Kadang tergeletak pertanyaan mengapa terbangun? Untuk apa terbangun? Ketika terbangun membuat resah dan takut yang begitu dalam tentang seperti apa menjalani hidup.
Rasanya belum menemukan kata atau kalimat yang mempunyai makna sempurna untuk menggambarkan kondisi seperti ini, berselancar melalui leksikon super cerdas mahakarya Larry Page. Mencari arti dari kondisi seperti bernafas tapi tidak hidup. Perjalanan yang selalu menimbulkan pertanyaan kenapa dan mencari jawaban apa.
Disela kekosongan pikiran yang terlintas kalimat yang kubaca dari seorang Ry Dimana sebagian dari diriku mati. Aku mati rasa. Jiwaku mati. Adakah kematian yang lebih menakutkan dari jiwa yang mati dalam raga yang hidup?.
Detakan yang berdetak begitu cepat namun nampak ragu seketika menghunus setiap rencana langkah, membuat tertunduk lesu tidak ada tujuan menjalani hidup. bersembunyi dibalik jendela kamar seolah semesta mengurung dan menghakimi.
Seseorang yang mencari pembenaran tentang mengapa ia hidup, bernafas dan bertemu orang-orang super ekstropert dengan jutaan kalimat berbuih, berjalan keluar rumah seperti berjalan ke lain dimensi, begitu asing terlihat.
Terantai dalam dimensi yang sangat asing, dunia yang seharusnya hidup.
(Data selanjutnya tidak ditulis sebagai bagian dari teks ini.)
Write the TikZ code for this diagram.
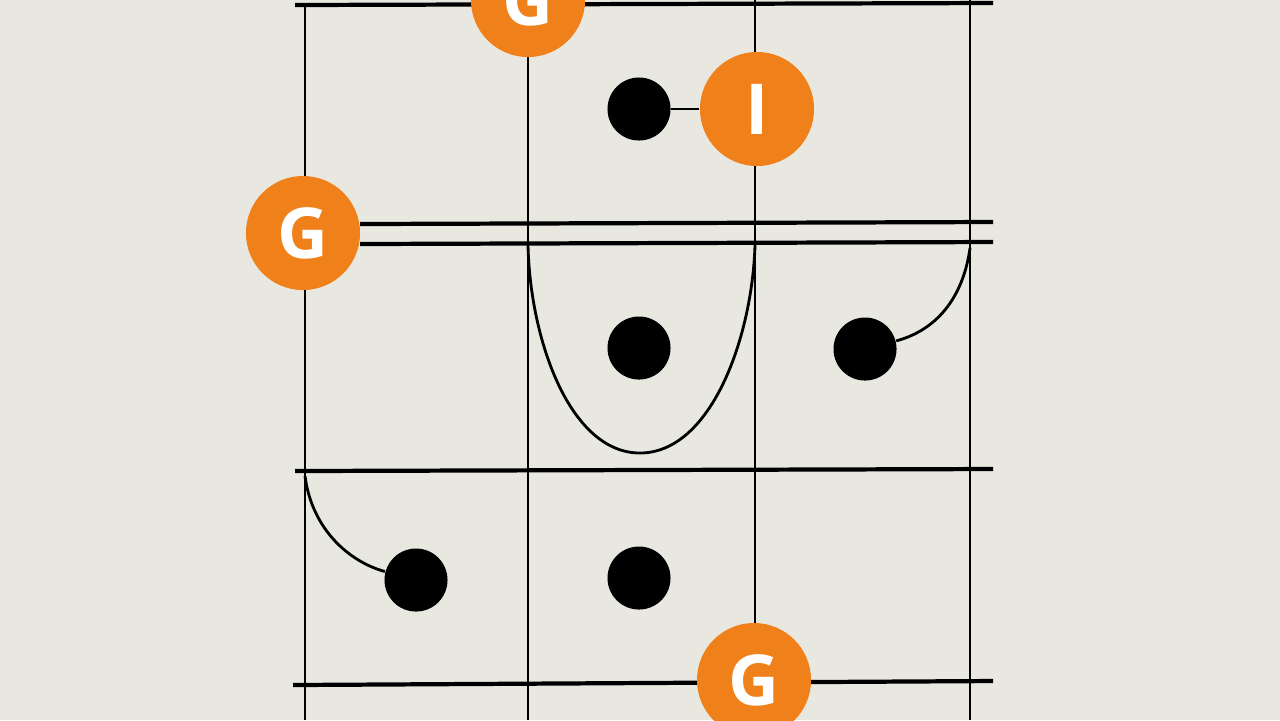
\documentclass[tikz,border=0pt]{standalone}
\usepackage{fontspec}
\setmainfont{Open Sans}
\definecolor{bg}{HTML}{E9E8E0}
\definecolor{org}{HTML}{F0801A}
\begin{document}
\begin{tikzpicture}[x=0.01cm,y=-0.01cm,
  hline/.style={line width=1.2pt,black},
  vline/.style={line width=0.8pt,black},
  conn/.style={line width=0.8pt,black},
  badge/.style={circle,fill=org,draw=none,minimum size=1.14cm,inner sep=0pt,text=white,font=\fontsize{20}{20}\selectfont\bfseries},
  dot/.style={circle,fill=black,draw=none,minimum size=0.63cm,inner sep=0pt}]
\fill[bg] (0,0) rectangle (1280,720);
\useasboundingbox (0,0) rectangle (1280,720);
% grid
\draw[vline] (305,5) -- (305,720);
\draw[vline] (528,0) -- (528,720);
\draw[vline] (755,0) -- (755,680);
\draw[vline] (970,0) -- (970,720);
\draw[hline] (295,5) -- (993,3);
\draw[hline] (360,224) -- (993,222);
\draw[hline] (360,244) -- (993,242);
\draw[hline] (295,471) -- (993,469);
\draw[hline] (293,685) -- (993,681);
% curve end points
\coordinate (u1) at (528,245);
\coordinate (u2) at (640,453);
\coordinate (u3) at (755,245);
\coordinate (r1) at (970,248);
\coordinate (l1) at (305,476);
% dots
\node[dot] (d1) at (639,109) {};
\node[dot] (d2) at (639,348) {};
\node[dot] (d3) at (865,349) {};
\node[dot] (d4) at (416,580) {};
\node[dot] (d5) at (639,578) {};
\draw[conn] (u1) .. controls (530,340) and (570,453) .. (u2) .. controls (710,453) and (752,340) .. (u3);
\draw[conn] (r1) .. controls (962,305) and (930,332) .. (d3);
\draw[conn] (l1) .. controls (312,530) and (350,562) .. (d4);
% badges
\node[badge] (g1) at (528,0) {G};
\node[badge] (g2) at (303,233) {G};
\node[badge] (i1) at (757,109) {I};
\node[badge] (g3) at (754,680) {G};
\draw[conn] (d1) -- (i1);
\end{tikzpicture}
\end{document}
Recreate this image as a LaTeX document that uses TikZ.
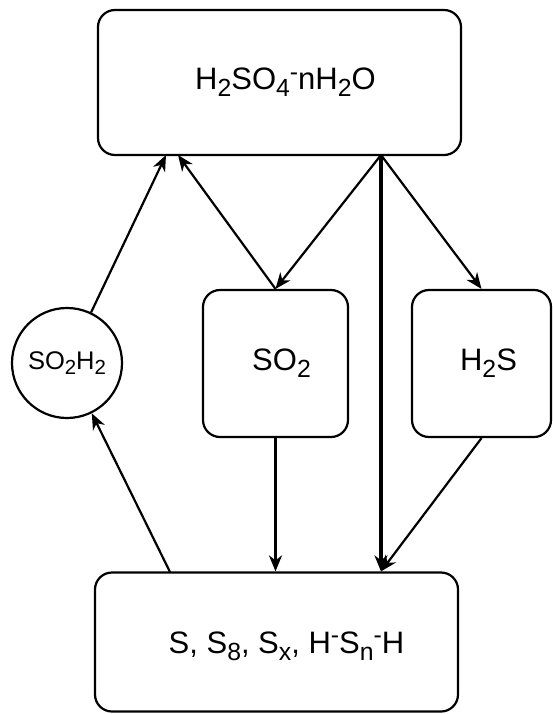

Entah kenapa hanya ada sentuhan ragu yang terus bersarang dalam benak. Bersama sendu, hitam dan putih menjadikan setiap detik yang terus menerus menghimpit atas nama luka yang terus menganga terus berserapah dan terpatri dalam hati dan menjadi lebam.
Memejamkan mata di bawah langit yang nampak pucat. Berjalan terseok dan kadang terhenti menepi ditrotoar jalan yang nampak lenggang. Pilihannya memilih berhenti atau berhenti memilih.
Selalu ada beberapa hal yang berkaitan dimana hujan, rumah, kaktus, dan kepergian saling menyapa. Petikan rindu yang memecah kalbu, berada dipersimpangan memilih diam sejenak sekedar menghela nafas, melepas dahaga yang tak kunjung reda.
Ketika hujan telah menggenang sebagian kenangan, meraih beberapa memori masa lalu, menggalinya kembali, memunculkannya ketanah, berduri bermekaran, lalu berguguran berserakan dihalaman rumah dengan ragam semut beriringan merekam jejak setiap episode pertama kehidupan.